Requirements: Quote the listing below in full and exactly as written, but omit every picture.

*****

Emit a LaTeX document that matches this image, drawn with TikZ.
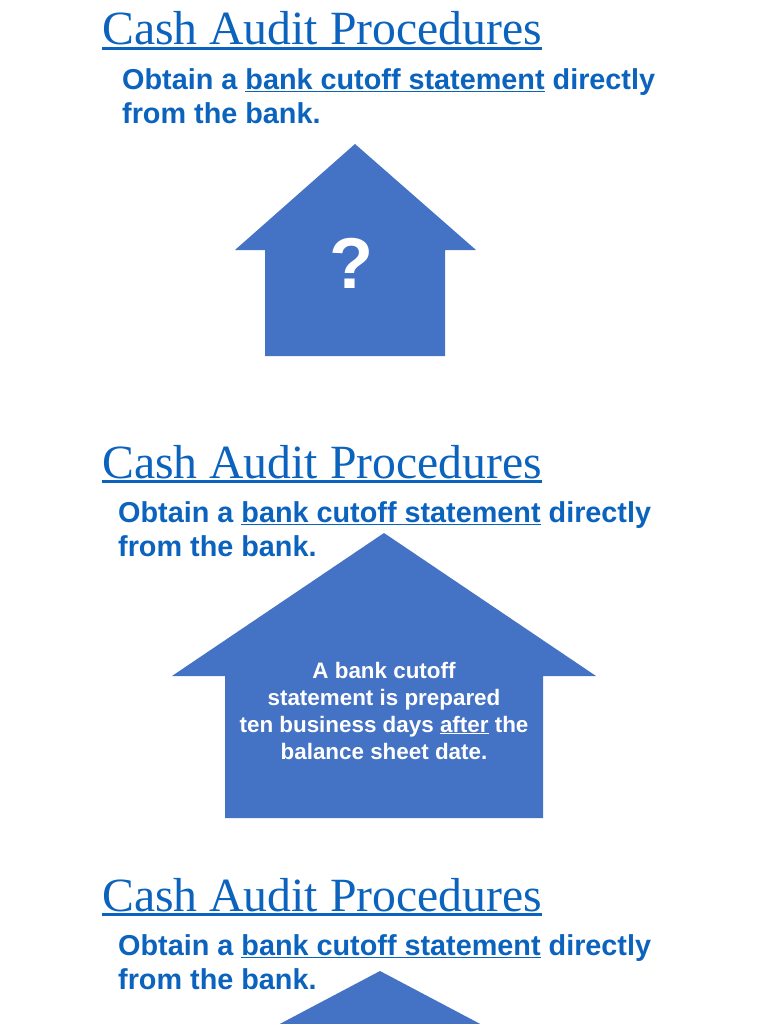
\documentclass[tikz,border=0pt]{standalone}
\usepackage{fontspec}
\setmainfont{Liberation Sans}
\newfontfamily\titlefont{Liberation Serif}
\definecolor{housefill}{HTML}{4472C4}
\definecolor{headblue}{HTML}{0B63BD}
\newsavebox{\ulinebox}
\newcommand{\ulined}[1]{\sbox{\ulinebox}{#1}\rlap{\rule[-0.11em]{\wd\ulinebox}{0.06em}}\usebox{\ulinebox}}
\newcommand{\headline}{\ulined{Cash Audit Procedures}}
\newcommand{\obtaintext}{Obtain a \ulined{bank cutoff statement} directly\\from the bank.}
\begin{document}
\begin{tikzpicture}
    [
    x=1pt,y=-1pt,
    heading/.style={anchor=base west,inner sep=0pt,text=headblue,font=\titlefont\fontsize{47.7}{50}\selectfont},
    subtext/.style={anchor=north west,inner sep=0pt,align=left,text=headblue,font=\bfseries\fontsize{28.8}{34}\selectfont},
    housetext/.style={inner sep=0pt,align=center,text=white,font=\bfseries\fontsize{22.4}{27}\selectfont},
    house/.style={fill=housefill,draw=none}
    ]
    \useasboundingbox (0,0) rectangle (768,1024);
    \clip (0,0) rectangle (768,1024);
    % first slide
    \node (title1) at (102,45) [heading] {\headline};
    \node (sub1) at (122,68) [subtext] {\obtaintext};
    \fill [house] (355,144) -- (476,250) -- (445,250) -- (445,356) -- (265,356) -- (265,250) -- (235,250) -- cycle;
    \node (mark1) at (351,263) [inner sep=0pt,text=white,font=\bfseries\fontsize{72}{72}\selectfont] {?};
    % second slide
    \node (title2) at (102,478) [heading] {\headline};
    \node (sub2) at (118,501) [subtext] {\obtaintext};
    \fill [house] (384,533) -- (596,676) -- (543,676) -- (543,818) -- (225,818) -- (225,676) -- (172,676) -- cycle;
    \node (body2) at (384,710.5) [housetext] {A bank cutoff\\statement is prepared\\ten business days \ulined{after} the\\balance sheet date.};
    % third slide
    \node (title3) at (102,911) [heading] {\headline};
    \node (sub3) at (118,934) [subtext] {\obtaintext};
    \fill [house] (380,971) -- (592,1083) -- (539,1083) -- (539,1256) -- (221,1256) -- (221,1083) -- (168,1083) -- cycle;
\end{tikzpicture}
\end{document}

*****

Answer to this task:
Emit a LaTeX document that matches this image, drawn with TikZ.
\documentclass[tikz,border=0pt]{standalone}
\usepackage{fontspec}
\setmainfont{Liberation Sans}
\newfontfamily\titlefont{Liberation Serif}
\definecolor{housefill}{HTML}{4472C4}
\definecolor{headblue}{HTML}{0B63BD}
\newsavebox{\ulinebox}
\newcommand{\ulined}[1]{\sbox{\ulinebox}{#1}\rlap{\rule[-0.11em]{\wd\ulinebox}{0.06em}}\usebox{\ulinebox}}
\newcommand{\headline}{\ulined{Cash Audit Procedures}}
\newcommand{\obtaintext}{Obtain a \ulined{bank cutoff statement} directly\\from the bank.}
\begin{document}
\begin{tikzpicture}
    [
    x=1pt,y=-1pt,
    heading/.style={anchor=base west,inner sep=0pt,text=headblue,font=\titlefont\fontsize{47.7}{50}\selectfont},
    subtext/.style={anchor=north west,inner sep=0pt,align=left,text=headblue,font=\bfseries\fontsize{28.8}{34}\selectfont},
    housetext/.style={inner sep=0pt,align=center,text=white,font=\bfseries\fontsize{22.4}{27}\selectfont},
    house/.style={fill=housefill,draw=none}
    ]
    \useasboundingbox (0,0) rectangle (768,1024);
    \clip (0,0) rectangle (768,1024);
    % first slide
    \node (title1) at (102,45) [heading] {\headline};
    \node (sub1) at (122,68) [subtext] {\obtaintext};
    \fill [house] (355,144) -- (476,250) -- (445,250) -- (445,356) -- (265,356) -- (265,250) -- (235,250) -- cycle;
    \node (mark1) at (351,263) [inner sep=0pt,text=white,font=\bfseries\fontsize{72}{72}\selectfont] {?};
    % second slide
    \node (title2) at (102,478) [heading] {\headline};
    \node (sub2) at (118,501) [subtext] {\obtaintext};
    \fill [house] (384,533) -- (596,676) -- (543,676) -- (543,818) -- (225,818) -- (225,676) -- (172,676) -- cycle;
    \node (body2) at (384,710.5) [housetext] {A bank cutoff\\statement is prepared\\ten business days \ulined{after} the\\balance sheet date.};
    % third slide
    \node (title3) at (102,911) [heading] {\headline};
    \node (sub3) at (118,934) [subtext] {\obtaintext};
    \fill [house] (380,971) -- (592,1083) -- (539,1083) -- (539,1256) -- (221,1256) -- (221,1083) -- (168,1083) -- cycle;
\end{tikzpicture}
\end{document}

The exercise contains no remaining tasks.